Waking up at midnight was incredible. The glaciers on either side of the gap were glimmering in the moonlight, and, since the majority of people were planning to start several hours after me it was dead silent. Best of all, most of the fog that had dominated the previous day had dissipated. The top of Glacier peak was glowing in the night time and a layer of cloud was covering the area below me. The air was full of a million scents that make up mountaineering air.
All of this made it feel like I had chosen the perfect moment to finish off climbing Washington’s volcanoes. After a quick breakfast I headed up the trail to start the climb. It was freezing cold. For the first several hours shrouded in darkness all I did was focus on climbing and watching the glaciers sparkle.
The Last 20 Feet Of Snow to the Summit Of Glacier Peak
Despite it being August I found both glaciers surprisingly easy to get across. There were some really large crevasses that were splitting the face of the mountain open, but all of them still had large snow bridges and caused little issue. I felt like the crux of this climb was concentrated in the final 100 ft or so.

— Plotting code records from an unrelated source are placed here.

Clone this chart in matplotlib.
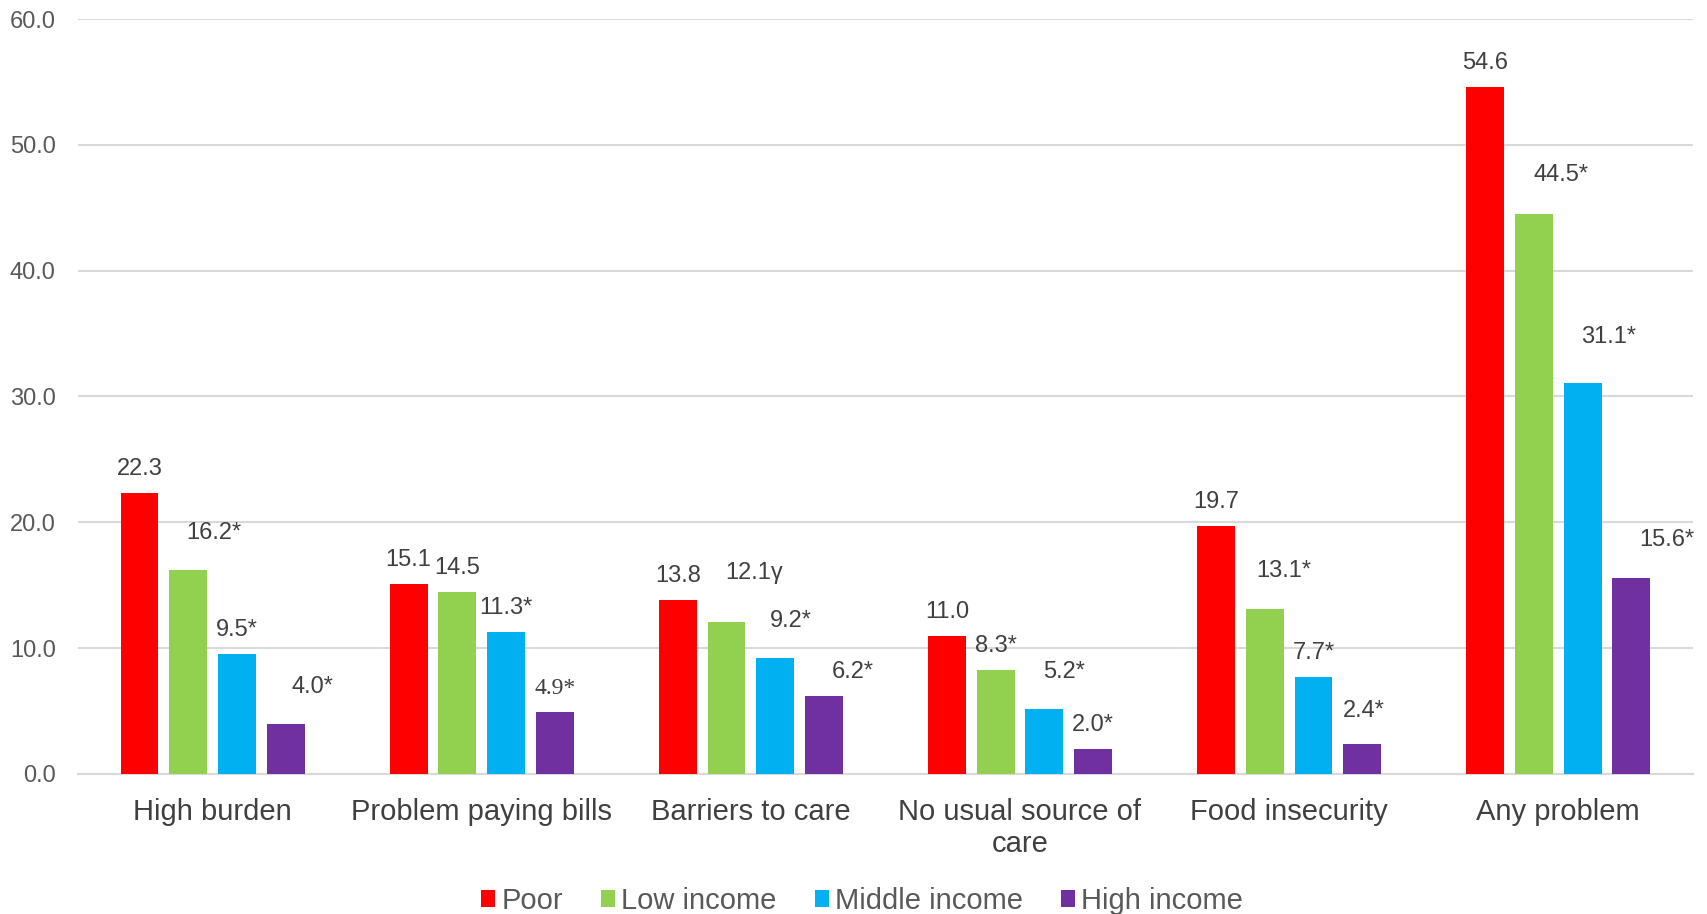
import matplotlib
matplotlib.use("Agg")
import matplotlib.pyplot as plt
import numpy as np

plt.rcParams['font.family'] = ['Liberation Sans', 'DejaVu Sans']

categories = ["High burden", "Problem paying bills", "Barriers to care",
              "No usual source of\ncare", "Food insecurity", "Any problem"]
groups = ["Poor", "Low income", "Middle income", "High income"]

poor = [22.3, 15.1, 13.8, 11.0, 19.7, 54.6]
low_income = [16.2, 14.5, 12.1, 8.3, 13.1, 44.5]
middle_income = [9.5, 11.3, 9.2, 5.2, 7.7, 31.1]
high_income = [4.0, 4.9, 6.2, 2.0, 2.4, 15.6]

# significance marks appended to each value label
poor_marks = ["", "", "", "", "", ""]
low_marks = ["*", "", "\u03b3", "*", "*", "*"]
middle_marks = ["*", "*", "*", "*", "*", "*"]
high_marks = ["*", "*", "*", "*", "*", "*"]

series = [poor, low_income, middle_income, high_income]
marks = [poor_marks, low_marks, middle_marks, high_marks]
colors = ["#FF0000", "#92D050", "#00B0F0", "#7030A0"]

# hand-placed label nudges (pixels: right, up) for crowded labels
nudge = {(1, 0): (26, 13), (3, 0): (27, 13), (1, 2): (28, 25), (2, 2): (16, 13),
         (3, 2): (29, 0), (2, 3): (20, 13), (1, 4): (19, 14), (3, 4): (2, 9),
         (1, 5): (27, 15), (2, 5): (26, 22), (3, 5): (35, 14)}

fig = plt.figure(figsize=(17.07, 9.14), dpi=100)
ax = fig.add_axes([0.0457, 0.1532, 0.946, 0.826])

x = np.arange(len(categories))
step = 0.181
width = 0.141
for i, (vals, col) in enumerate(zip(series, colors)):
    bars = ax.bar(x + (i - 1.5) * step, vals, width, color=col, label=groups[i], zorder=3)
    for j, b in enumerate(bars):
        dx, dy = nudge.get((i, j), (0, 0))
        txt = f"{vals[j]:.1f}{marks[i][j]}"
        fam = ['Liberation Serif'] if (i, j) == (3, 1) else ['Liberation Sans', 'DejaVu Sans']
        ax.annotate(txt, (b.get_x() + b.get_width() / 2, b.get_height()),
                    xytext=(dx, 24 + dy), textcoords="offset pixels",
                    ha="center", va="center", fontsize=17, color="#404040",
                    family=fam)

ax.set_xlim(-0.5, len(categories) - 0.5)
ax.set_ylim(0, 60)
ax.set_yticks(np.arange(0, 61, 10))
ax.set_yticklabels([f"{v:.1f}" for v in np.arange(0, 61, 10)])
ax.set_xticks(x)
ax.set_xticklabels(categories, fontsize=21, color="#404040", linespacing=1.2)
ax.tick_params(axis="y", labelsize=17, labelcolor="#595959", length=0, pad=16)
ax.tick_params(axis="x", length=0, pad=17)
ax.grid(axis="y", color="#D9D9D9", linewidth=1.5, zorder=0)
for s in ["top", "right", "left"]:
    ax.spines[s].set_visible(False)
ax.spines["bottom"].set_color("#D9D9D9")
ax.spines["bottom"].set_linewidth(1.5)

fig.legend(loc="center", bbox_to_anchor=(862 / 1707, 1 - 901 / 914), ncol=4,
           frameon=False, fontsize=21, handlelength=0.5, handleheight=0.5,
           handletextpad=0.2, columnspacing=1.3, labelcolor="#595959",
           borderaxespad=0, borderpad=0)

fig.savefig("out.png", dpi=100)
plt.close(fig)
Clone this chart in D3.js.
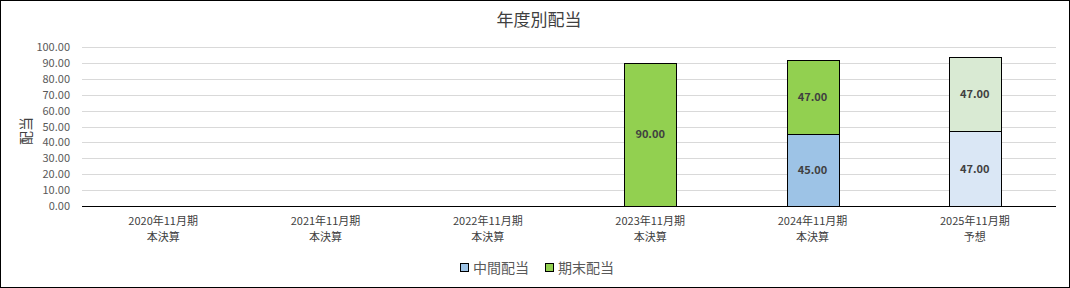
<!DOCTYPE html>
<html><head><meta charset="utf-8">
<script src="https://cdn.jsdelivr.net/npm/d3@7"></script>
<style>
body{margin:0;padding:0;background:#fff;}
svg{display:block;font-family:"Noto Sans CJK JP","Noto Sans",sans-serif;}
</style></head>
<body>
<svg id="chart" width="1070" height="288"></svg>
<script>
const categories = ["2020年11月期\n本決算","2021年11月期\n本決算","2022年11月期\n本決算","2023年11月期\n本決算","2024年11月期\n本決算","2025年11月期\n予想"];
const interim = [null,null,null,null,45,47];
const yearEnd = [null,null,null,90,47,47];
const forecast = [false,false,false,false,false,true];
const yTicks = [0,10,20,30,40,50,60,70,80,90,100];
const seriesNames = ["中間配当","期末配当"];

const svg = d3.select("#chart");
const W=1070,H=288;
svg.append("rect").attr("x",0.5).attr("y",0.5).attr("width",W-1).attr("height",H-1).attr("fill","#fff").attr("stroke","#000");

const m={left:82,right:1056,top:47,bottom:206};
const x=d3.scaleBand().domain(categories).range([m.left,m.right]).paddingInner(0.68).paddingOuter(0.34);
const y=d3.scaleLinear().domain([0,100]).range([m.bottom,m.top]);

// grid
svg.append("g").selectAll("line").data(yTicks.filter(d=>d>0)).join("line")
  .attr("x1",m.left).attr("x2",m.right).attr("y1",d=>Math.round(y(d))+0.5).attr("y2",d=>Math.round(y(d))+0.5)
  .attr("stroke","#d9d9d9").attr("stroke-width",1);

// y axis labels
const ya=svg.append("g").attr("transform",`translate(${m.left},0)`)
  .call(d3.axisLeft(y).tickValues(yTicks).tickFormat(d=>d.toFixed(2)).tickSize(0).tickPadding(12));
ya.select(".domain").remove();
ya.selectAll("text").attr("fill","#595959").style("font-size","11px").style("font-family","'Noto Sans CJK JP',sans-serif");

const colors={interim:"#9dc3e6",yearEnd:"#92d050",interimF:"#dae7f5",yearEndF:"#d9ead3"};

const stacks=categories.map((c,i)=>{
  const out=[]; let base=0;
  if(interim[i]!=null){out.push({c,v:interim[i],y0:base,y1:base+interim[i],fill:forecast[i]?colors.interimF:colors.interim});base+=interim[i];}
  if(yearEnd[i]!=null){out.push({c,v:yearEnd[i],y0:base,y1:base+yearEnd[i],fill:forecast[i]?colors.yearEndF:colors.yearEnd});base+=yearEnd[i];}
  return out;
}).flat();

svg.append("g").selectAll("rect").data(stacks).join("rect")
  .attr("x",d=>Math.round(x(d.c))+0.5).attr("width",Math.round(x.bandwidth()))
  .attr("y",d=>Math.round(y(d.y1))+0.5).attr("height",d=>Math.round(y(d.y0))-Math.round(y(d.y1)))
  .attr("fill",d=>d.fill).attr("stroke","#000").attr("stroke-width",1);

svg.append("g").selectAll("text").data(stacks).join("text")
  .attr("x",d=>x(d.c)+x.bandwidth()/2).attr("y",d=>y((d.y0+d.y1)/2)+4)
  .attr("text-anchor","middle").attr("fill","#404040").style("font-size","11px").style("font-weight","bold")
  .text(d=>d.v.toFixed(2));

// baseline
svg.append("line").attr("x1",m.left).attr("x2",m.right).attr("y1",m.bottom+0.5).attr("y2",m.bottom+0.5).attr("stroke","#000");

// x labels
const xl=svg.append("g").selectAll("text").data(categories).join("text")
  .attr("x",d=>x(d)+x.bandwidth()/2).attr("y",225).attr("text-anchor","middle")
  .attr("fill","#404040").style("font-size","11px");
xl.each(function(d){const t=d3.select(this);d.split("\n").forEach((s,i)=>t.append("tspan").attr("x",x(d)+x.bandwidth()/2).attr("dy",i?16:0).text(s));});

// title
svg.append("text").attr("x",539).attr("y",26).attr("text-anchor","middle").attr("fill","#404040")
  .style("font-size","17px").text("年度別配当");

// y axis title
svg.append("text").attr("transform","translate(31,131) rotate(-90)").attr("text-anchor","middle")
  .attr("fill","#404040").style("font-size","14px").text("配当");

// legend
const leg=svg.append("g");
const legItems=[{n:seriesNames[0],c:colors.interim,x:460},{n:seriesNames[1],c:colors.yearEnd,x:545}];
legItems.forEach(it=>{
  leg.append("rect").attr("x",it.x+0.5).attr("y",263.5).attr("width",8).attr("height",8).attr("fill",it.c).attr("stroke","#000");
  leg.append("text").attr("x",it.x+13).attr("y",273).attr("fill","#595959").style("font-size","14px").text(it.n);
});
</script>
</body></html>
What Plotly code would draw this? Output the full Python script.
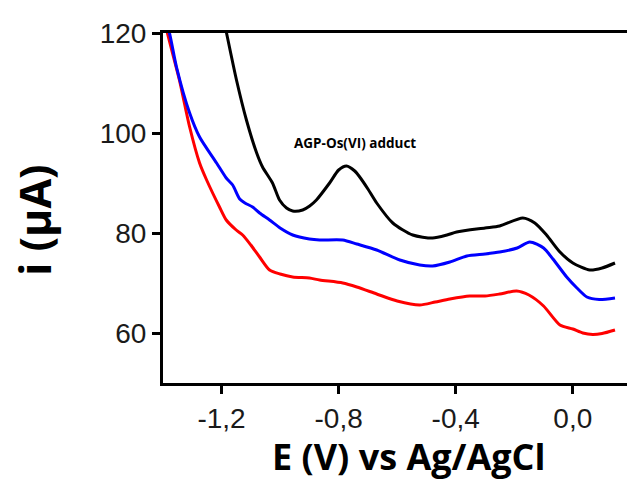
import plotly.graph_objects as go

# ---- data ----
red_E = [-1.392, -1.385, -1.344, -1.309, -1.275, -1.251, -1.207, -1.184, -1.150, -1.128,
         -1.100, -1.070, -1.036, -1.000, -0.957, -0.900, -0.865, -0.786, -0.738, -0.670,
         -0.600, -0.523, -0.470, -0.420, -0.352, -0.300, -0.250, -0.192, -0.150, -0.100,
         -0.044, 0.000, 0.034, 0.068, 0.100, 0.144]
red_i = [122.0, 120.0, 110.6, 101.2, 94.0, 90.6, 85.2, 82.6, 80.6, 79.6,
         77.6, 75.2, 72.6, 71.8, 71.2, 71.0, 70.6, 70.0, 69.2, 67.8,
         66.4, 65.6, 66.2, 66.8, 67.4, 67.4, 67.8, 68.4, 67.6, 65.4,
         61.6, 60.8, 60.0, 59.7, 59.9, 60.6]

blue_E = [-1.390, -1.378, -1.354, -1.309, -1.275, -1.217, -1.184, -1.162, -1.138, -1.120,
          -1.094, -1.070, -1.036, -1.000, -0.957, -0.900, -0.865, -0.786, -0.738, -0.670,
          -0.591, -0.523, -0.479, -0.420, -0.362, -0.300, -0.250, -0.190, -0.147, -0.100,
          -0.068, -0.021, 0.014, 0.048, 0.090, 0.144]
blue_i = [122.0, 120.0, 113.2, 104.0, 99.2, 94.0, 91.0, 89.6, 86.8, 86.0,
          85.2, 84.0, 82.6, 81.0, 79.6, 78.8, 78.6, 78.6, 77.8, 76.6,
          74.6, 73.6, 73.4, 74.2, 75.4, 75.8, 76.2, 77.0, 78.2, 77.0,
          74.8, 71.2, 69.0, 67.2, 66.7, 67.0]

black_E = [-1.190, -1.183, -1.149, -1.115, -1.080, -1.060, -1.026, -1.002, -0.978, -0.957,
           -0.923, -0.899, -0.876, -0.831, -0.800, -0.773, -0.745, -0.728, -0.700, -0.670,
           -0.615, -0.547, -0.479, -0.430, -0.397, -0.300, -0.250, -0.171, -0.130, -0.090,
           -0.044, 0.000, 0.058, 0.100, 0.144]
black_i = [122.0, 120.0, 110.6, 102.6, 96.0, 93.2, 90.0, 86.6, 85.0, 84.4,
           84.6, 85.4, 86.6, 90.0, 92.6, 93.4, 92.4, 91.2, 88.8, 86.0,
           82.0, 79.6, 79.0, 79.6, 80.2, 81.0, 81.4, 83.0, 82.0, 79.6,
           76.2, 74.0, 72.6, 73.0, 74.0]

x_tickvals = [-1.2, -0.8, -0.4, 0.0]
x_ticktext = ["-1,2", "-0,8", "-0,4", "0,0"]
y_tickvals = [60, 80, 100, 120]
y_ticktext = ["60", "80", "100", "120"]

x_title = "E (V) vs Ag/AgCl"
y_title = "i (μA)"
peak_label = "AGP-Os(VI) adduct"

fig = go.Figure()
for E, i, c in [(red_E, red_i, "#ff0000"), (blue_E, blue_i, "#0000ff"), (black_E, black_i, "#000000")]:
    fig.add_trace(go.Scatter(x=E, y=i, mode="lines",
                             line=dict(color=c, width=3, shape="spline", smoothing=0.7),
                             showlegend=False))

tickfont = dict(family="Liberation Sans, Arial", size=28, color="#1a1a1a")
fig.update_layout(
    width=627, height=483,
    margin=dict(l=163, r=0, t=33, b=100),
    paper_bgcolor="white", plot_bgcolor="white",
    xaxis=dict(range=[-1.40, 0.185], tickvals=x_tickvals, ticktext=x_ticktext,
               showgrid=False, zeroline=False, showline=True, linecolor="black",
               linewidth=3, mirror=True, ticks="outside", ticklen=8, tickwidth=3,
               tickcolor="black", tickfont=tickfont),
    yaxis=dict(range=[50, 120], tickvals=y_tickvals, ticktext=y_ticktext,
               showgrid=False, zeroline=False, showline=True, linecolor="black",
               linewidth=3, ticks="outside", ticklen=8, tickwidth=3, tickcolor="black",
               tickfont=tickfont),
    annotations=[
        dict(text=x_title, xref="paper", yref="paper", x=0.530, y=-0.209,
             xanchor="center", yanchor="middle", showarrow=False,
             font=dict(family="Open Sans", size=36, color="black", weight="bold")),
        dict(text=y_title, xref="paper", yref="paper", x=-0.276, y=0.466,
             xanchor="center", yanchor="middle", showarrow=False, textangle=-90,
             font=dict(family="Open Sans", size=43, color="black", weight="bold")),
        dict(text=peak_label, xref="paper", yref="paper", x=(355 - 163) / 464, y=(383 - 143) / 350,
             xanchor="center", yanchor="middle", showarrow=False,
             font=dict(family="Open Sans", size=13.5, color="black", weight="bold")),
    ],
)

fig.write_html("out.html")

Once near the top of Glacier peak, there was a small section that gave me a choice between what appeared to be a fairly easy scramble or a simple snow slope. Thinking I could just crampon my way to the top I chose the snowfield. As luck would have it, the ice sitting on top of the rocks was thick and solid. With as hard of a time as I was having trying to get my crampons to bite in, I eventually just chose to scramble up the remainder. The scramble was not difficult, but being at 10,000 ft with the sun just nearing the horizon and a 30 mph wind kicking at my back, every single movement felt magnified.
I was able to make it up to the summit just in time to watch the last ten minutes right before the sun rose. Standing here with a view like the one in the photo below in addition to climbing one of the most famous peaks in the continental US was incomparable.
Sunrise From The Top Of Glacier Peak
The most trying part of this climb became the way down the mountain. From what I hear most people plan a three to four day summit attempt. This allows ample time to camp once on your way out. After hiking all the way to the top and immediately heading back for the trail-head afterward destroyed my legs. It is nearly 9,000 ft of elevation loss and 17 miles from the summit back to the car. With the road to the trail-head closing down the following morning for a week I had no choice but to make it. I am glad to have seized the day and gone for this one despite having to turn back during my previous attempts.